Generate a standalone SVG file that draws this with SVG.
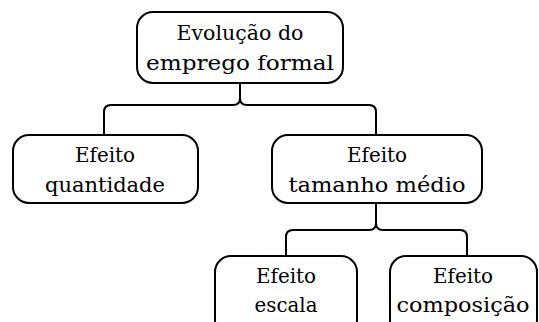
<svg xmlns="http://www.w3.org/2000/svg" width="539" height="322" viewBox="0 0 539 322">
<style>
.box{fill:#fff;stroke:#000;stroke-width:2}
.t{font-family:"DejaVu Serif","Liberation Serif",serif;font-size:21px;fill:#000;text-anchor:middle}
.c{fill:none;stroke:#000;stroke-width:2}
</style>
<rect width="539" height="322" fill="#fff"/>
<g id="connectors">
<path class="c" d="M104,135 V112 Q104,105 111,105 H233 Q240,105 240,98 V83 M240,98 Q240,105 247,105 H369 Q376,105 376,112 V135"/>
<path class="c" d="M286,256 V237 Q286,230 293,230 H369 Q376,230 376,223 V203 M376,223 Q376,230 383,230 H460 Q467,230 467,237 V256"/>
</g>
<g id="n-root">
<rect class="box" x="137" y="12" width="206" height="71" rx="16"/>
<text class="t" x="240" y="40" textLength="127" lengthAdjust="spacingAndGlyphs">Evolução do</text>
<text class="t" x="240" y="70" textLength="188" lengthAdjust="spacingAndGlyphs">emprego formal</text>
</g>
<g id="n-quant">
<rect class="box" x="13" y="135" width="185" height="68" rx="16"/>
<text class="t" x="105" y="162" textLength="60" lengthAdjust="spacingAndGlyphs">Efeito</text>
<text class="t" x="105" y="192" textLength="120" lengthAdjust="spacingAndGlyphs">quantidade</text>
</g>
<g id="n-tam">
<rect class="box" x="272" y="135" width="210" height="68" rx="16"/>
<text class="t" x="377" y="162" textLength="60" lengthAdjust="spacingAndGlyphs">Efeito</text>
<text class="t" x="377" y="192" textLength="177" lengthAdjust="spacingAndGlyphs">tamanho médio</text>
</g>
<g id="n-escala">
<rect class="box" x="215" y="256" width="142" height="80" rx="16"/>
<text class="t" x="286" y="283" textLength="60" lengthAdjust="spacingAndGlyphs">Efeito</text>
<text class="t" x="286" y="312" textLength="63" lengthAdjust="spacingAndGlyphs">escala</text>
</g>
<g id="n-comp">
<rect class="box" x="390" y="256" width="147" height="80" rx="16"/>
<text class="t" x="463" y="283" textLength="60" lengthAdjust="spacingAndGlyphs">Efeito</text>
<text class="t" x="463" y="312" textLength="133" lengthAdjust="spacingAndGlyphs">composição</text>
</g>
</svg>
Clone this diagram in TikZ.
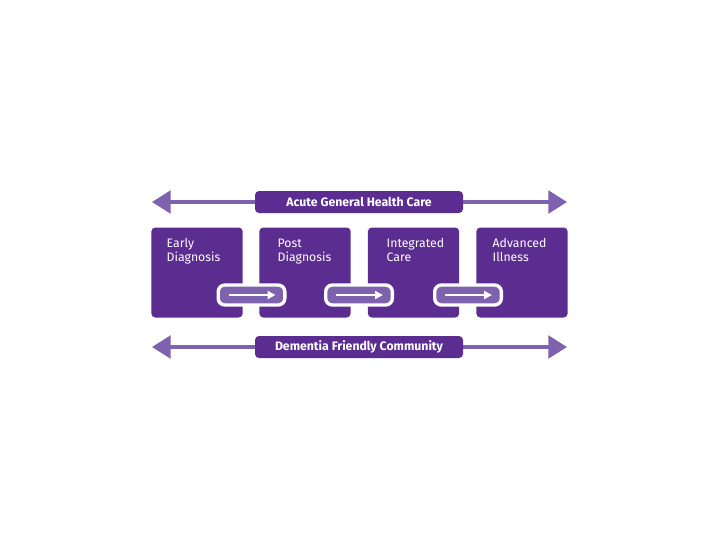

## SHORT TASK:
Go through the records above, find every line with the word "this", and list those lines.

## THE OUTPUT:
Generate a standalone SVG file that draws this with SVG.
Clone this diagram in TikZ.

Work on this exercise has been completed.